Death itself marked a transition, not an end, and the manner of one’s burial reflected a lifetime of status. The elderly were given burial rites commensurate with their social standing. Archeologists have uncovered the graves of older men buried with swords, hunting equipment, and scales for trade—tools of authority rather than just warfare—and older women interred with ornate brooches, weaving beaters, and keys, symbols of their domestic authority. Such burials affirm that the community continued to define these individuals by their social roles right up to the funeral pyre or mound.

Beliefs about the afterlife also accommodated the old. While Valhalla was reserved for warriors slain in battle, many imagined arriving in Hel, a neutral realm ruled by the goddess of the same name, or dwelling with ancestors in the burial mound itself. The mound, called a haugr, served as a locus of ancestor veneration. People brought offerings to these mounds, seeking the blessings and counsel of the forefathers and foremothers within. The elderly, having deep personal connections to those ancestors, were the natural intermediaries for these rituals, further cementing their ritual authority.

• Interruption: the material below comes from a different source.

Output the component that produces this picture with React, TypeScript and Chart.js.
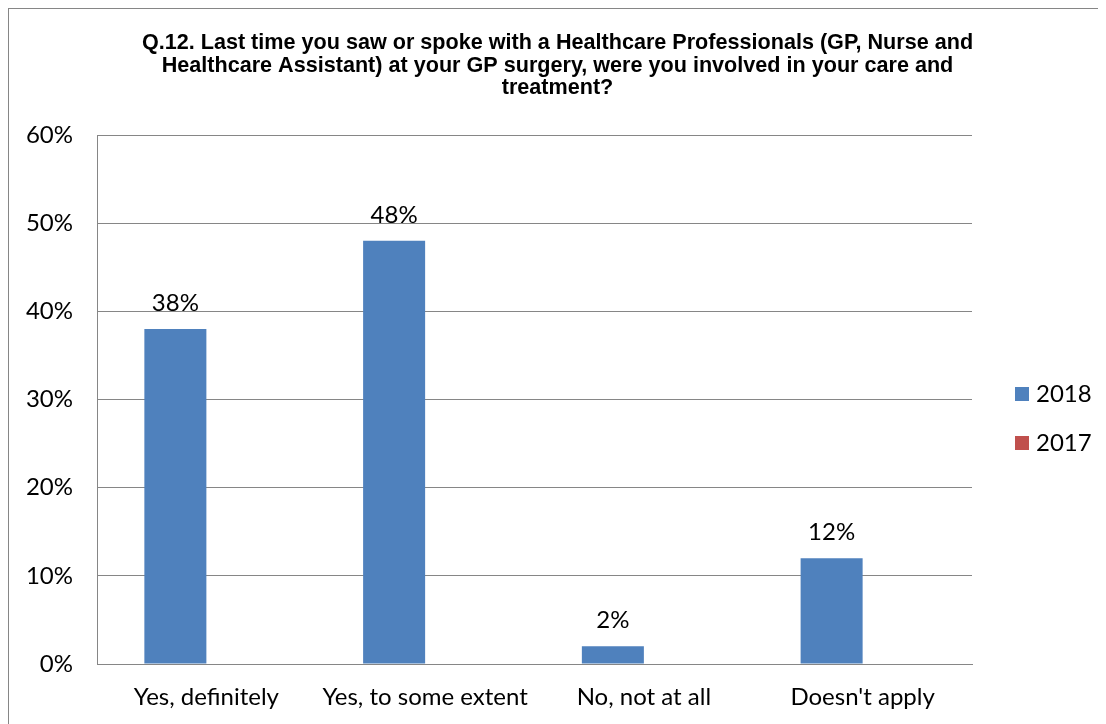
import React, { useEffect, useRef } from "react";
import { Chart, registerables } from "chart.js";

Chart.register(...registerables);

const categories = ["Yes, definitely", "Yes, to some extent", "No, not at all", "Doesn't apply"];
const values2018 = [38, 48, 2, 12];
const values2017: (number | null)[] = [null, null, null, null];
const seriesNames = ["2018", "2017"];
const seriesColors = ["#4F81BD", "#C0504D"];
const titleLines = [
  "Q.12. Last time you saw or spoke with a Healthcare Professionals (GP, Nurse and",
  "Healthcare Assistant) at your GP surgery, were you involved in your care and",
  "treatment?",
];
const yTicksMax = 60;
const yStep = 10;

const LABEL_FONT = "Lato, 'Open Sans', sans-serif";
const GRID = "#868686";

const overlayPlugin = {
  id: "overlay",
  afterDatasetsDraw(chart: any) {
    const ctx = chart.ctx;
    ctx.save();
    const meta = chart.getDatasetMeta(0);
    ctx.fillStyle = "#000";
    ctx.font = `24px ${LABEL_FONT}`;
    ctx.textAlign = "center";
    ctx.textBaseline = "middle";
    meta.data.forEach((bar: any, i: number) => {
      const v = values2018[i];
      if (v == null) return;
      ctx.fillText(`${v}%`, bar.x, bar.y - 26);
    });
    ctx.restore();
  },
  afterDraw(chart: any) {
    const ctx = chart.ctx;
    ctx.save();
    ctx.fillStyle = "#000";
    ctx.font = "bold 21.6px 'Liberation Sans', Arial, sans-serif";
    ctx.textAlign = "center";
    ctx.textBaseline = "middle";
    const cx = chart.width / 2;
    titleLines.forEach((line, i) => {
      ctx.fillText(line, cx, 34.5 + i * 22.5);
    });
    ctx.font = `24px ${LABEL_FONT}`;
    ctx.textAlign = "left";
    seriesNames.forEach((name, i) => {
      const y = 385 + i * 49;
      ctx.fillStyle = seriesColors[i];
      ctx.fillRect(1006, y - 7, 14, 14);
      ctx.fillStyle = "#000";
      ctx.fillText(name, 1027, y);
    });
    ctx.restore();
  },
};

export default function App() {
  const ref = useRef<HTMLCanvasElement | null>(null);
  useEffect(() => {
    document.documentElement.style.overflow = "hidden";
    document.body.style.overflow = "hidden";
    if (!ref.current) return;
    const chart = new Chart(ref.current, {
      type: "bar",
      data: {
        labels: categories,
        datasets: [
          {
            label: seriesNames[0],
            data: values2018,
            backgroundColor: seriesColors[0],
            categoryPercentage: 0.567,
            barPercentage: 1,
          },
          {
            label: seriesNames[1],
            data: values2017,
            backgroundColor: seriesColors[1],
            categoryPercentage: 0.567,
            barPercentage: 1,
          },
        ],
      },
      options: {
        animation: false,
        responsive: true,
        maintainAspectRatio: false,
        layout: { padding: { top: 126, right: 134, left: 0, bottom: 0 } },
        plugins: {
          legend: { display: false },
          title: { display: false },
          tooltip: { enabled: false },
        },
        scales: {
          x: {
            grid: { display: false, drawTicks: false },
            border: { display: true, color: GRID, width: 1 },
            ticks: {
              color: "#000",
              font: { family: LABEL_FONT, size: 24 },
              padding: 19,
              maxRotation: 0,
              autoSkip: false,
            },
            afterFit(scale: any) {
              scale.height = 60;
            },
          },
          y: {
            min: 0,
            max: yTicksMax,
            grid: { color: GRID, lineWidth: 1, drawTicks: false },
            border: { display: true, color: GRID, width: 1 },
            ticks: {
              stepSize: yStep,
              color: "#000",
              font: { family: LABEL_FONT, size: 24 },
              padding: 24,
              callback: (v: any) => `${v}%`,
            },
            afterFit(scale: any) {
              scale.width = 88;
            },
          },
        },
      },
      plugins: [overlayPlugin],
    });
    return () => chart.destroy();
  }, []);

  return (
    <div
      style={{
        width: 1098,
        height: 716,
        borderLeft: `1px solid ${GRID}`,
        borderTop: `1px solid ${GRID}`,
        boxSizing: "border-box",
      }}
    >
      <div style={{ position: "relative", width: 1097, height: 715 }}>
        <canvas ref={ref} />
      </div>
    </div>
  );
}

Lessons from the Elder Edda and Sagas

The literary record, particularly the Icelandic sagas, repeatedly reinforces the theme of the wise elder. Characters such as Njáll Þorgeirsson of Njáls saga exemplify an aging man who, though not a warrior, wields immense social power through legal acumen and foresight. Njáll’s tragic end—burned in his home—is a shocking violation of the respect normally due the aged and serves as the narrative catalyst for a catastrophic cycle of vengeance, underscoring how critical the elder’s stabilizing role was. Conversely, the saga of Egil Skallagrímsson traces the poet-warrior into blind, infirm old age, where his family’s impatience with his lingering existence creates tension but also a profound meditation on the fleeting nature of strength and fame. These stories do not hide the vulnerabilities of age, but they consistently affirm the elder’s right to existence and voice.

Gender, Power, and the Aging Matriarch

While much attention goes to male chieftains and lawspeakers, the role of the aging matriarch was equally formidable. A woman who had survived multiple childbirths and managed a large household for decades accumulated a quiet but pervasive influence. In the sagas, characters like Unnr the Deep-Minded, who in her old age led her followers to Iceland and distributed lands to her kin, demonstrate that authority was not solely a male prerogative. Older women advised their sons, brokered marriages, and sometimes goaded reluctant men into avenging family honor. The húsfreyja, or lady of the house, often retained her keys and her managerial role until she chose to hand them over, a transition typically marked by a ceremonial transfer at a social gathering.

Old Age as a Continuing Legacy

Understanding the Viking approach to old age does more than correct the one-dimensional image of a youth-obsessed warrior culture. It reveals the foundations of a society that balanced innovation with tradition, strength with wisdom, and individual ambition with intergenerational responsibility. When Scandinavians converted to Christianity, many of these attitudes were absorbed into new structures, with parishes and monasteries taking on some of the communal care duties once handled by kin. The deep-rooted respect for the elderly persisted in Nordic legal and social norms well into the medieval period and beyond.

For anyone exploring Viking culture today—whether through the Saga Museum, visiting historical sites, or reading the original texts—the figure of the aged counselor, the silent matriarch with her keys, and the grizzled law-speaker are essential pieces of the puzzle. They remind us that even in a world defined by raiding and exploration, the most valuable treasures were often carried not in ships, but in memory. The Vikings’ treatment of their elders was in many ways a mirror of their highest values: loyalty, honor, and a profound belief that the past, when properly honored, could safeguard the future.